В течение трёх-четырёх лет ежегодно после концертных турне по Европе я приезжал к сезону в Париж и пел в «Эрмитаже». За это время мимо меня прошло много людей, ярко заметных на европейском горизонте. Со многими из них я был знаком, других наблюдал издали.
Кабак — большая и страшная школа. Кабак многому меня научил и, я бы сказал, даже закалил. Актёру нелегко фиксировать на себе одном все внимание в кабаке, где люди пьют, едят, стучат ножами и вилками, разговаривают и часто не слушают вас. Какую энергию, какую внутреннюю силу тратит актёр на то, чтобы подчинить себе эту дезорганизованную аудиторию! Кабацкую школу могут выдержать очень немногие, и для того, кто может владеть толпой в кабаке, сцена уже отдых, удовольствие. После многих лет такой работы я пел свои концерты уже шутя, не волнуясь, даже не уставая от них.
Среди танцоров «Эрмитажа», среди всех наших князей «на честное слово», был один настоящий князь: Николай Карагеоргиевич — двоюродный или троюродный брат сербского короля Александра, очень красивый и неглупый молодой человек, уже скатившийся вниз с верхних ступеней жизненной лестницы. Он получил образование в России, сербов своих не знал и не любил и родиной считал Россию. Это был беспутный, но очень добрый и благородный юноша, которого страсть к наркотикам довела до положения «жиголо». Он колол себе морфий и не мог жить без него. Иногда его «спасала» на время какая‑нибудь женщина. Он бросал морфий. Но через полгода-год он срывался снова, и все продолжалось по-старому.
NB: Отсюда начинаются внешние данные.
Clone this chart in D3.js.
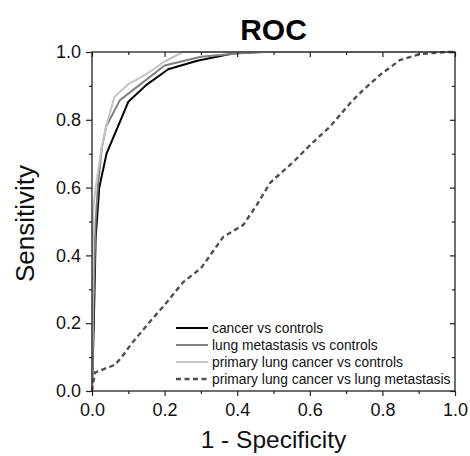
<!DOCTYPE html>
<html>
<head>
<meta charset="utf-8">
<script src="https://cdn.jsdelivr.net/npm/d3@7"></script>
<style>
  body { margin: 0; background: #fff; }
  svg { font-family: "Liberation Sans", Arial, sans-serif; }
</style>
</head>
<body>
<svg id="chart" width="470" height="456"></svg>
<script>
// curves: [1 - specificity, sensitivity]
var cancerVsControls = [[0,0],[0.005,0.2],[0.01,0.45],[0.02,0.6],[0.04,0.7],[0.1,0.853],[0.15,0.903],[0.21,0.949],[0.29,0.974],[0.39,0.996],[0.47,1],[1,1]];
var metastasisVsControls = [[0,0],[0.005,0.3],[0.01,0.5],[0.016,0.6],[0.027,0.717],[0.039,0.78],[0.077,0.858],[0.2,0.96],[0.3,0.986],[0.45,1],[1,1]];
var primaryVsControls = [[0,0],[0.002,0.3],[0.003,0.53],[0.01,0.6],[0.027,0.72],[0.04,0.785],[0.062,0.868],[0.1,0.905],[0.15,0.935],[0.2,0.972],[0.25,1],[1,1]];
var primaryVsMetastasis = [[0,0],[0.003,0.025],[0.009,0.055],[0.063,0.077],[0.082,0.1],[0.109,0.14],[0.164,0.21],[0.196,0.249],[0.252,0.322],[0.27,0.337],[0.3,0.362],[0.362,0.455],[0.417,0.49],[0.454,0.549],[0.49,0.613],[0.509,0.632],[0.555,0.676],[0.61,0.735],[0.656,0.78],[0.711,0.849],[0.747,0.888],[0.793,0.932],[0.848,0.976],[0.904,0.994],[0.977,1],[1,1]];

var seriesNames = ["cancer vs controls", "lung metastasis vs controls", "primary lung cancer vs controls", "primary lung cancer vs lung metastasis"];
var seriesData = [cancerVsControls, metastasisVsControls, primaryVsControls, primaryVsMetastasis];
var seriesColors = ["#000000", "#808080", "#c4c4c4", "#505050"];
var seriesDash = [null, null, null, "5,3.5"];

var majorTicks = [0, 0.2, 0.4, 0.6, 0.8, 1.0];
var minorTicks = [0.1, 0.3, 0.5, 0.7, 0.9];

var svg = d3.select("#chart");
var plotLeft = 92, plotRight = 455, plotTop = 52, plotBottom = 391;

var x = d3.scaleLinear().domain([0, 1]).range([plotLeft, plotRight]);
var y = d3.scaleLinear().domain([0, 1]).range([plotBottom, plotTop]);
var fmt = d3.format(".1f");

// title
svg.append("text").attr("x", (plotLeft + plotRight) / 2).attr("y", 40)
    .attr("text-anchor", "middle").style("font-size", "30px").style("font-weight", "bold")
    .text("ROC");

// curves
var line = d3.line().x(function(d) { return x(d[0]); }).y(function(d) { return y(d[1]); });
svg.selectAll(".curve").data(seriesData).enter().append("path")
    .attr("class", "curve")
    .attr("d", line)
    .attr("fill", "none")
    .attr("stroke", function(d, i) { return seriesColors[i]; })
    .attr("stroke-width", function(d, i) { return i == 3 ? 2.4 : 2; })
    .attr("stroke-dasharray", function(d, i) { return seriesDash[i]; })
    .attr("stroke-linejoin", "round");

// frame
svg.append("rect").attr("x", plotLeft).attr("y", plotTop)
    .attr("width", plotRight - plotLeft).attr("height", plotBottom - plotTop)
    .attr("fill", "none").attr("stroke", "#222").attr("stroke-width", 1.3);

function styleAxis(g) {
  g.select(".domain").remove();
  g.selectAll(".tick line").attr("stroke", "#222").attr("stroke-width", 1.2);
  g.selectAll(".tick text").style("font-size", "18px").attr("fill", "#111");
}

// bottom / left: outward ticks with labels
svg.append("g").attr("transform", "translate(0," + plotBottom + ")")
    .call(d3.axisBottom(x).tickValues(majorTicks).tickFormat(fmt).tickSize(5).tickPadding(7))
    .call(styleAxis);
svg.append("g").attr("transform", "translate(0," + plotBottom + ")")
    .call(d3.axisBottom(x).tickValues(minorTicks).tickFormat("").tickSize(3))
    .call(styleAxis);
svg.append("g").attr("transform", "translate(" + plotLeft + ",0)")
    .call(d3.axisLeft(y).tickValues(majorTicks).tickFormat(fmt).tickSize(6).tickPadding(5))
    .call(styleAxis);
svg.append("g").attr("transform", "translate(" + plotLeft + ",0)")
    .call(d3.axisLeft(y).tickValues(minorTicks).tickFormat("").tickSize(3))
    .call(styleAxis);

// top / right: inward ticks, no labels
svg.append("g").attr("transform", "translate(0," + plotTop + ")")
    .call(d3.axisTop(x).tickValues(majorTicks).tickFormat("").tickSize(-5))
    .call(styleAxis);
svg.append("g").attr("transform", "translate(0," + plotTop + ")")
    .call(d3.axisTop(x).tickValues(minorTicks).tickFormat("").tickSize(-3))
    .call(styleAxis);
svg.append("g").attr("transform", "translate(" + plotRight + ",0)")
    .call(d3.axisRight(y).tickValues(majorTicks).tickFormat("").tickSize(-5))
    .call(styleAxis);
svg.append("g").attr("transform", "translate(" + plotRight + ",0)")
    .call(d3.axisRight(y).tickValues(minorTicks).tickFormat("").tickSize(-3))
    .call(styleAxis);

// axis titles
svg.append("text").attr("x", (plotLeft + plotRight) / 2).attr("y", 448)
    .attr("text-anchor", "middle").style("font-size", "24.5px").attr("fill", "#111")
    .text("1 - Specificity");
svg.append("text").attr("transform", "translate(34," + ((plotTop + plotBottom) / 2 + 2) + ") rotate(-90)")
    .attr("text-anchor", "middle").style("font-size", "26px").attr("fill", "#111")
    .text("Sensitivity");

// legend
var legend = svg.selectAll(".legend").data(seriesNames).enter().append("g")
    .attr("class", "legend")
    .attr("transform", function(d, i) { return "translate(176," + (328 + i * 17) + ")"; });
legend.append("line").attr("x1", 0).attr("x2", 32).attr("y1", 0).attr("y2", 0)
    .attr("stroke", function(d, i) { return seriesColors[i]; })
    .attr("stroke-width", function(d, i) { return i == 3 ? 2.4 : 2; })
    .attr("stroke-dasharray", function(d, i) { return seriesDash[i]; });
legend.append("text").attr("x", 36).attr("y", 0).attr("dy", "0.35em")
    .style("font-size", "13.8px").attr("fill", "#111")
    .text(function(d) { return d; });
</script>
</body>
</html>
С ним бывали невероятные случаи. Два или три раза он был женат на миллионершах. В Сербии несколько раз подготовляли заговоры для того, чтобы посадить его на престол, назначались дни его отъезда туда, все было готово, чтобы начать переворот. Но он неизменно просыпал эти моменты где‑нибудь в кабаке — его не могли отыскать, и мятеж откладывался до отрезвления «короля», которое приходило иногда очень нескоро. Однажды его подняли зимой на улице и отвезли в морг. Из вечерних газет мы узнали о его смерти. Служащие «Эрмитажа» собрали деньги на венок и утром прочли в газете о часе и месте первой панихиды.
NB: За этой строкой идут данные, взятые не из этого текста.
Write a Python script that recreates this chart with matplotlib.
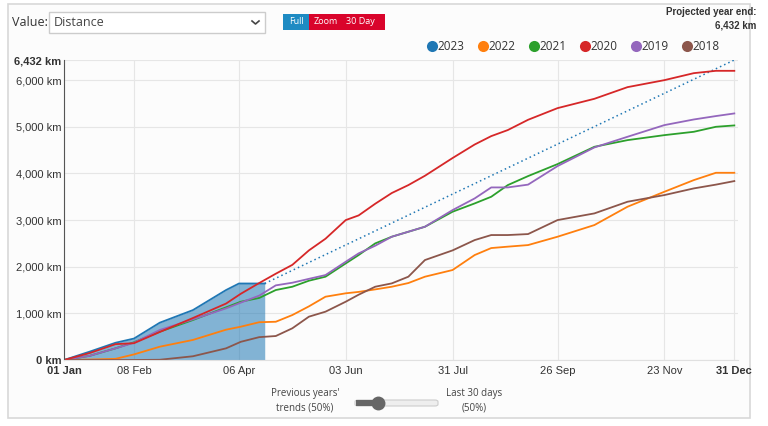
import matplotlib.pyplot as plt
from matplotlib.patches import Rectangle, FancyBboxPatch
from matplotlib.lines import Line2D

# day-of-year sample points
days = [0, 14, 28, 38, 52, 70, 88, 96, 106, 115, 124, 133, 142, 153, 160,
        169, 178, 187, 196, 211, 223, 232, 241, 252, 268, 288, 306, 326,
        342, 354, 364]

km_2020 = [0, 150, 340, 360, 600, 900, 1210, 1420, 1650, 1850, 2040, 2350,
           2600, 3000, 3100, 3350, 3580, 3750, 3950, 4330, 4620, 4800, 4930,
           5150, 5400, 5600, 5850, 6000, 6150, 6200, 6200]
km_2019 = [0, 90, 250, 370, 643, 871, 1107, 1230, 1380, 1600, 1657, 1740,
           1821, 2107, 2286, 2450, 2643, 2750, 2857, 3214, 3464, 3700, 3700,
           3760, 4157, 4557, 4786, 5036, 5157, 5230, 5286]
km_2021 = [0, 90, 250, 380, 607, 857, 1129, 1250, 1330, 1500, 1571, 1700,
           1786, 2071, 2250, 2500, 2643, 2750, 2857, 3179, 3357, 3500, 3750,
           3943, 4200, 4571, 4714, 4821, 4893, 5000, 5029]
km_2022 = [0, 10, 25, 120, 285, 430, 650, 714, 810, 820, 964, 1150, 1357,
           1430, 1460, 1514, 1571, 1650, 1786, 1929, 2250, 2400, 2430, 2464,
           2643, 2893, 3286, 3607, 3857, 4014, 4014]
km_2018 = [0, 0, 0, 0, 5, 80, 250, 390, 490, 514, 680, 929, 1036, 1250,
           1400, 1571, 1643, 1786, 2143, 2350, 2571, 2679, 2679, 2700, 3000,
           3143, 3393, 3536, 3679, 3760, 3836]

days_2023 = [0, 14, 28, 38, 52, 70, 88, 95, 109]
km_2023 = [0, 180, 370, 460, 800, 1070, 1500, 1640, 1640]

projected_end = 6432
year_end_day = 364

tick_days = [0, 38, 95, 153, 211, 268, 326, 364]
tick_labels = ["01 Jan", "08 Feb", "06 Apr", "03 Jun", "31 Jul", "26 Sep",
               "23 Nov", "31 Dec"]
y_ticks = [0, 1000, 2000, 3000, 4000, 5000, 6000, 6432]

series = [("2023", "#1f77b4"), ("2022", "#ff7f0e"), ("2021", "#2ca02c"),
          ("2020", "#d62728"), ("2019", "#9467bd"), ("2018", "#8c564b")]

W, H = 768, 426
plt.rcParams["font.family"] = ["Liberation Sans", "DejaVu Sans"]
UI_FONT = ["Open Sans", "DejaVu Sans"]
fig = plt.figure(figsize=(W / 100, H / 100), dpi=100)
fig.patch.set_facecolor("white")


def fx(x):
    return x / W


def fy(y):
    return 1 - y / H


def box(x0, y0, x1, y1, **kw):
    fig.patches.append(Rectangle((fx(x0), fy(y1)), fx(x1) - fx(x0), fy(y0) - fy(y1),
                                 transform=fig.transFigure, **kw))


def dot(x, y, size, colour):
    fig.lines.append(Line2D([fx(x)], [fy(y)], transform=fig.transFigure,
                            marker="o", ms=size, color=colour, mec="none", ls=""))


# outer panel frame
box(8, 4, 750, 418, facecolor="#fcfcfc", edgecolor="#d8d8d8", lw=1.2, zorder=-10)

ax = fig.add_axes([fx(64), fy(360), fx(738) - fx(64), fy(60) - fy(360)])
ax.set_facecolor("#fcfcfc")

ax.fill_between(days_2023, km_2023, color="#1f77b4", alpha=0.55, lw=0)
ax.plot(days_2023, km_2023, color="#1f77b4", lw=1.3)
ax.plot([days_2023[-1], year_end_day], [km_2023[-1], projected_end],
        color="#1f77b4", lw=1.1, ls=(0, (1, 2)))

for name, values in [("2022", km_2022), ("2021", km_2021), ("2019", km_2019),
                     ("2018", km_2018), ("2020", km_2020)]:
    ax.plot(days, values, color=dict(series)[name], lw=1.3)

ax.set_xlim(0, 366)
ax.set_ylim(0, projected_end)
ax.set_xticks(tick_days)
ax.set_xticklabels(tick_labels)
ax.set_yticks(y_ticks)
ax.set_yticklabels([f"{v:,} km" for v in y_ticks])
ax.tick_params(axis="both", labelsize=8, colors="#333333", length=0)
ax.tick_params(axis="x", pad=4)
ax.tick_params(axis="y", pad=2)
for i in (0, len(tick_days) - 1):
    ax.get_xticklabels()[i].set_fontweight("bold")
for i in (0, len(y_ticks) - 1):
    ax.get_yticklabels()[i].set_fontweight("bold")

ax.grid(True, color="#e6e6e6", lw=0.8)
ax.set_axisbelow(True)
for side in ("top", "right"):
    ax.spines[side].set_visible(False)
ax.spines["left"].set_color("#555555")
ax.spines["bottom"].set_color("#e0e0e0")

# top controls
fig.text(fx(12), fy(22), "Value:", fontsize=9, color="#333333",
         va="center", family=UI_FONT)
box(49, 12, 265, 33, facecolor="white", edgecolor="#cccccc", lw=1)
fig.text(fx(54), fy(22.5), "Distance", fontsize=9, color="#444444",
         va="center", family=UI_FONT)
fig.lines.append(Line2D([fx(252), fx(255.5), fx(259)], [fy(21), fy(24), fy(21)],
                        transform=fig.transFigure, color="#444444", lw=1.2))

box(283, 14, 309, 30, facecolor="#1e8bc3", edgecolor="none")
box(309, 14, 385, 30, facecolor="#d9042b", edgecolor="none")
for x, label in [(296, "Full"), (326, "Zoom"), (360, "30 Day")]:
    fig.text(fx(x), fy(22), label, fontsize=6.5, color="white", ha="center",
             va="center", family=UI_FONT)

fig.text(fx(756), fy(12), "Projected year end:", fontsize=7, fontweight="bold",
         color="#333333", ha="right", va="center")
fig.text(fx(756), fy(25), f"{projected_end:,} km", fontsize=7, fontweight="bold",
         color="#333333", ha="right", va="center")

# legend
legend_x = [432, 483, 534, 585, 636, 687]
for (name, colour), x in zip(series, legend_x):
    dot(x, 46, 8, colour)
    fig.text(fx(x + 5), fy(46), name, fontsize=8.5, color="#333333",
             va="center", family=UI_FONT)

# weighting slider
fig.text(fx(305), fy(401), "Previous years'\ntrends (50%)", fontsize=7,
         color="#444444", ha="center", va="center", linespacing=1.5,
         family=UI_FONT)
fig.text(fx(474), fy(401), "Last 30 days\n(50%)", fontsize=7,
         color="#444444", ha="center", va="center", linespacing=1.5,
         family=UI_FONT)
fig.patches.append(FancyBboxPatch((fx(355), fy(406)), fx(438) - fx(355), fy(400) - fy(406),
                                  boxstyle="round,pad=0,rounding_size=0.004",
                                  transform=fig.transFigure, facecolor="#eeeeee",
                                  edgecolor="#cccccc", lw=0.8))
box(356, 400, 378, 406, facecolor="#666666", edgecolor="none")
dot(378, 403, 10, "#666666")

fig.savefig("out.png", dpi=100)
Вечером во время моего выступления открылась дверь, и «покойник» как ни в чем не бывало вошёл в зал. Я подавился словом песни и чуть не упал от испуга. Оркестранты побросали инструменты. Оказалось, что его положили в морг холодным и без признаков жизни, с остановившимся от чрезмерной дозы морфия сердцем. Ночью он пришёл в себя.
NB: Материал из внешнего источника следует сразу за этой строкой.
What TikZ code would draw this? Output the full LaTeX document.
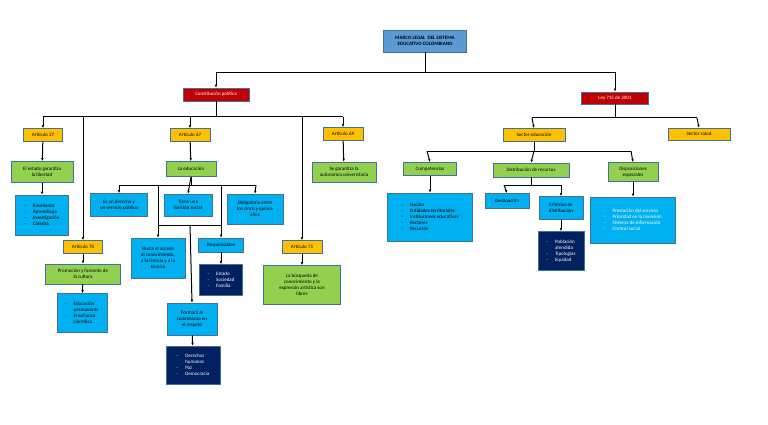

— Просыпаюсь, — рассказывал он, — в каком‑то месте и не могу понять, где я. На мне белая простыня, вокруг меня лежат какие‑то люди и тоже спят. Я сел. Захотелось закурить. Папиросы нашёл в кармане, а спичек нет! Я слез со своего ложа, подошёл к соседу, дёрнул за простыню. «Дайте, — говорю, — спичку, пожалуйста, закурить». Молчит. Я — к другому. Молчание. Я сел на цинковый стол и вдруг понял, что я в морге. Значит, меня приняли за мёртвого, а я ночью от холода проснулся. Я бросился к окну. Смотрю — открыто. Я прыгнул в сад — и бегом. А навстречу журналисты, фотографы: «Не знаете, где тут князь Карагеоргиевич лежит?» — «А вот, — говорю, — в том флигеле направо!» И убежал.
Мы чуть с ума не сошли от его рассказа.